Thanks to an onboard charger, the NX 450h+ charges overnight when connected to a 120-volt home outlet. Upgrade to a 240-volt outlet or use a public charger and the battery system is fully replenished in 4.5 hours. Opt for the upgraded onboard charger ($800) and a full charge is possible within 2.5 hours.
Under normal acceleration, the NX moves forward steadily and quietly. Provided the battery system has power as that’s the default motivator. Otherwise, the Lexus pulls power from the gas engine. The transition is seamless and both systems work in unison when needed.
We enjoyed the full thrust delivered when the two systems worked together. Normally, a CVT would subtract from the experience, forcing the engine to whine. Credit the robust batteries for offsetting that sensation.
Lexus’ performance models offer precise steering and excellent handling. We’ve noticed in recent years that steering has improved with all Lexus utility vehicles, including the NX.

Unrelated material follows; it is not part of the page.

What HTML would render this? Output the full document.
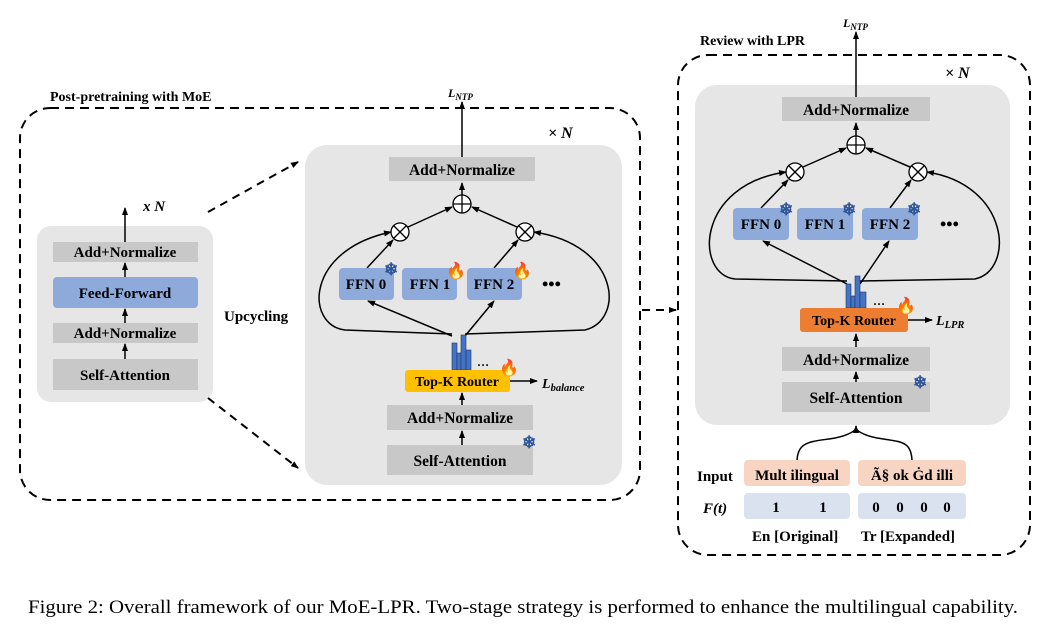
<!DOCTYPE html>
<html><head><meta charset="utf-8"><style>
html,body{margin:0;padding:0;background:#fff;}
svg text{font-family:"Liberation Serif",serif;font-weight:bold;}
</style></head><body>
<svg width="1051" height="634" viewBox="0 0 1051 634" xmlns="http://www.w3.org/2000/svg">
<defs>
<marker id="a" markerWidth="8" markerHeight="8" refX="7" refY="4" orient="auto" markerUnits="userSpaceOnUse"><path d="M0,1 L8,4 L0,7 Z" fill="#000"/></marker>
</defs>
<rect x="20" y="108" width="620" height="392" rx="30" fill="none" stroke="#000" stroke-width="2" stroke-dasharray="9,6"/>
<text x="50" y="101" font-size="14">Post-pretraining with MoE</text>
<rect x="37" y="226" width="176" height="176" rx="14" fill="#e6e6e6"/>
<rect x="53" y="242" width="145" height="20" fill="#c8c8c8"/>
<text x="125" y="257" font-size="15" text-anchor="middle">Add+Normalize</text>
<rect x="53" y="277" width="145" height="31" rx="4" fill="#8eaadb"/>
<text x="125" y="298" font-size="15" text-anchor="middle">Feed-Forward</text>
<rect x="53" y="323" width="145" height="20" fill="#c8c8c8"/>
<text x="125" y="338" font-size="15" text-anchor="middle">Add+Normalize</text>
<rect x="53" y="359" width="145" height="31" fill="#c8c8c8"/>
<text x="125" y="380" font-size="15" text-anchor="middle">Self-Attention</text>
<g stroke="#000" stroke-width="1.5" marker-end="url(#a)">
<line x1="125" y1="359" x2="125" y2="344"/><line x1="125" y1="323" x2="125" y2="309"/><line x1="125" y1="277" x2="125" y2="263"/><line x1="125" y1="242" x2="125" y2="208"/>
</g>
<text x="143" y="211" font-size="15" font-style="italic">x N</text>
<text x="224" y="321" font-size="15">Upcycling</text>
<g stroke="#000" stroke-width="2" stroke-dasharray="8,6" marker-end="url(#a)" fill="none">
<line x1="208" y1="212" x2="298" y2="162"/>
<line x1="208" y1="398" x2="298" y2="468"/>
<line x1="642" y1="310" x2="676" y2="310"/>
</g>
<rect x="305" y="145" width="317" height="340" rx="22" fill="#e6e6e6"/>
<text x="548" y="138" font-size="16" font-style="italic">× N</text>
<rect x="389" y="157" width="146" height="24" fill="#c8c8c8"/>
<text x="462" y="175" font-size="15.5" text-anchor="middle">Add+Normalize</text>
<line x1="462" y1="157" x2="462" y2="102" stroke="#000" stroke-width="1.5" marker-end="url(#a)"/>
<text x="448" y="97" font-size="12" font-style="italic">L<tspan font-size="9" dy="3">NTP</tspan></text>
<g stroke="#000" stroke-width="1.3" fill="none">
<circle cx="462" cy="204" r="9" fill="#fff"/><line x1="453" y1="204" x2="471" y2="204"/><line x1="462" y1="195" x2="462" y2="213"/>
<circle cx="400" cy="232" r="9" fill="#fff"/><line x1="394" y1="226" x2="406" y2="238"/><line x1="406" y1="226" x2="394" y2="238"/>
<circle cx="525" cy="232" r="9" fill="#fff"/><line x1="519" y1="226" x2="531" y2="238"/><line x1="531" y1="226" x2="519" y2="238"/>
</g>
<g stroke="#000" stroke-width="1.5" fill="none" marker-end="url(#a)">
<line x1="462" y1="195" x2="462" y2="183"/>
<line x1="408" y1="227" x2="452" y2="207"/>
<line x1="517" y1="227" x2="472" y2="207"/>
<line x1="367" y1="268" x2="393" y2="240"/>
<line x1="494" y1="268" x2="518" y2="240"/>
<line x1="452" y1="336" x2="368" y2="301"/>
<line x1="465" y1="336" x2="494" y2="301"/>
<path d="M452,334 L345,330 C305,325 305,250 391,232"/>
<path d="M465,334 L585,330 C625,320 620,245 534,232"/>
<line x1="462" y1="445" x2="462" y2="431"/>
<line x1="462" y1="405" x2="462" y2="393"/>
<line x1="510" y1="381" x2="537" y2="381"/>
</g>
<rect x="339" y="268" width="55" height="32" rx="4" fill="#8eaadb"/><text x="366" y="289" font-size="15" text-anchor="middle">FFN 0</text>
<rect x="402" y="268" width="55" height="32" rx="4" fill="#8eaadb"/><text x="430" y="289" font-size="15" text-anchor="middle">FFN 1</text>
<rect x="467" y="268" width="55" height="32" rx="4" fill="#8eaadb"/><text x="494" y="289" font-size="15" text-anchor="middle">FFN 2</text>
<text x="542" y="290" font-size="18">•••</text>
<text x="384" y="275" font-size="17" fill="#2f5597">❄</text>
<text x="446" y="276" font-size="16" fill="#f00">🔥</text>
<text x="512" y="276" font-size="16" fill="#f00">🔥</text>
<g fill="#4472c4" stroke="#1f3864" stroke-width="0.6">
<rect x="452" y="343" width="5" height="27"/><rect x="457" y="353" width="4" height="17"/><rect x="461" y="335" width="5" height="35"/><rect x="466" y="350" width="5" height="20"/>
</g>
<text x="477" y="366" font-size="12">…</text>
<rect x="405" y="370" width="105" height="22" rx="3" fill="#ffc000"/>
<text x="457" y="386" font-size="14" text-anchor="middle">Top-K Router</text>
<text x="499" y="373" font-size="16" fill="#f00">🔥</text>
<text x="542" y="388" font-size="14" font-style="italic">L<tspan font-size="10.5" dy="3">balance</tspan></text>
<rect x="387" y="405" width="146" height="25" fill="#c8c8c8"/>
<text x="460" y="423" font-size="15.5" text-anchor="middle">Add+Normalize</text>
<rect x="387" y="445" width="146" height="30" fill="#c8c8c8"/>
<text x="460" y="466" font-size="15.5" text-anchor="middle">Self-Attention</text>
<text x="522" y="448" font-size="17" fill="#2f5597">❄</text>
<rect x="678" y="55" width="352" height="500" rx="30" fill="none" stroke="#000" stroke-width="2" stroke-dasharray="9,6"/>
<text x="700" y="45" font-size="14">Review with LPR</text>
<rect x="695" y="85" width="315" height="340" rx="22" fill="#e6e6e6"/>
<text x="945" y="78" font-size="16" font-style="italic">× N</text>
<rect x="782" y="97" width="148" height="24" fill="#c8c8c8"/>
<text x="856" y="115" font-size="15.5" text-anchor="middle">Add+Normalize</text>
<line x1="856" y1="97" x2="856" y2="32" stroke="#000" stroke-width="1.5" marker-end="url(#a)"/>
<text x="843" y="27" font-size="12" font-style="italic">L<tspan font-size="9" dy="3">NTP</tspan></text>
<g stroke="#000" stroke-width="1.3" fill="none">
<circle cx="856" cy="145" r="9" fill="#fff"/><line x1="847" y1="145" x2="865" y2="145"/><line x1="856" y1="136" x2="856" y2="154"/>
<circle cx="795" cy="172" r="9" fill="#fff"/><line x1="789" y1="166" x2="801" y2="178"/><line x1="801" y1="166" x2="789" y2="178"/>
<circle cx="918" cy="172" r="9" fill="#fff"/><line x1="912" y1="166" x2="924" y2="178"/><line x1="924" y1="166" x2="912" y2="178"/>
</g>
<g stroke="#000" stroke-width="1.5" fill="none" marker-end="url(#a)">
<line x1="856" y1="136" x2="856" y2="123"/>
<line x1="803" y1="167" x2="846" y2="148"/>
<line x1="910" y1="167" x2="866" y2="148"/>
<line x1="761" y1="208" x2="788" y2="180"/>
<line x1="890" y1="208" x2="911" y2="180"/>
<line x1="847" y1="284" x2="763" y2="241"/>
<line x1="860" y1="284" x2="889" y2="241"/>
<path d="M847,281 L735,279 C695,275 695,185 786,172"/>
<path d="M860,281 L975,279 C1015,270 1010,185 927,172"/>
<line x1="856" y1="382" x2="856" y2="372"/>
<line x1="856" y1="347" x2="856" y2="334"/>
<line x1="908" y1="320" x2="932" y2="320"/>
<line x1="856" y1="432" x2="856" y2="426"/>
</g>
<rect x="733" y="208" width="56" height="32" rx="4" fill="#8eaadb"/><text x="761" y="229" font-size="15" text-anchor="middle">FFN 0</text>
<rect x="797" y="208" width="56" height="32" rx="4" fill="#8eaadb"/><text x="825" y="229" font-size="15" text-anchor="middle">FFN 1</text>
<rect x="862" y="208" width="56" height="32" rx="4" fill="#8eaadb"/><text x="890" y="229" font-size="15" text-anchor="middle">FFN 2</text>
<text x="940" y="230" font-size="18">•••</text>
<text x="779" y="215" font-size="17" fill="#2f5597">❄</text>
<text x="842" y="215" font-size="17" fill="#2f5597">❄</text>
<text x="907" y="215" font-size="17" fill="#2f5597">❄</text>
<g fill="#4472c4" stroke="#1f3864" stroke-width="0.6">
<rect x="846" y="284" width="5" height="24"/><rect x="851" y="296" width="4" height="12"/><rect x="855" y="276" width="5" height="32"/><rect x="860" y="292" width="6" height="16"/>
</g>
<text x="873" y="305" font-size="12">…</text>
<rect x="800" y="308" width="108" height="24" rx="3" fill="#ed7d31"/>
<text x="854" y="325" font-size="14" text-anchor="middle">Top-K Router</text>
<text x="896" y="311" font-size="16" fill="#f00">🔥</text>
<text x="936" y="325" font-size="14" font-style="italic">L<tspan font-size="10.5" dy="3">LPR</tspan></text>
<rect x="782" y="347" width="148" height="24" fill="#c8c8c8"/>
<text x="856" y="365" font-size="15.5" text-anchor="middle">Add+Normalize</text>
<rect x="782" y="382" width="148" height="30" fill="#c8c8c8"/>
<text x="856" y="403" font-size="15.5" text-anchor="middle">Self-Attention</text>
<text x="913" y="388" font-size="17" fill="#2f5597">❄</text>
<path d="M797,462 C797,440 812,442 835,438 C850,435 856,430 856,428 C856,430 862,435 877,438 C900,442 912,440 912,462" fill="none" stroke="#000" stroke-width="1.5"/>
<text x="697" y="481" font-size="15">Input</text>
<rect x="744" y="460" width="106" height="26" rx="4" fill="#f8d5c3"/>
<text x="797" y="480" font-size="15" text-anchor="middle">Mult ilingual</text>
<rect x="858" y="460" width="108" height="26" rx="4" fill="#f8d5c3"/>
<text x="912" y="480" font-size="15" text-anchor="middle">Ã§ ok  Ġd illi</text>
<text x="703" y="513" font-size="15" font-style="italic">F(t)</text>
<rect x="744" y="493" width="106" height="26" rx="4" fill="#dae1ef"/>
<text x="776" y="512" font-size="15" text-anchor="middle">1</text><text x="823" y="512" font-size="15" text-anchor="middle">1</text>
<rect x="858" y="493" width="108" height="26" rx="4" fill="#dae1ef"/>
<text x="876" y="512" font-size="15" text-anchor="middle">0</text><text x="900" y="512" font-size="15" text-anchor="middle">0</text><text x="924" y="512" font-size="15" text-anchor="middle">0</text><text x="947" y="512" font-size="15" text-anchor="middle">0</text>
<text x="752" y="541" font-size="15">En [Original]</text>
<text x="861" y="541" font-size="15">Tr [Expanded]</text>
<text x="28" y="613" font-size="19" textLength="990" lengthAdjust="spacingAndGlyphs" style="font-weight:normal">Figure 2: Overall framework of our MoE-LPR. Two-stage strategy is performed to enhance the multilingual capability.</text>
</svg>
</body></html>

The NX isn’t as agile as Lexus’ performance models, but it also doesn’t supply a vacuous driving experience typical of earlier hybrids. This model is maneuverable, experiences limited body roll when turning, and offers a comfortable ride except on washboard surfaces.
Lexus 450h+ Considerations
The federal tax credit closes most of the price gap between the plug-in and conventional hybrid. That credit effectively eliminates the difference between the two, with the PHEV running on electric power only for up to 37 miles.
For an additional $1,250, the F Sport adds the mentioned upgrades along with an adaptive variable suspension system for improved handling. This system is ideal for any owner desiring performance-oriented driving on demand but without a power upgrade to the engine and hybrid systems.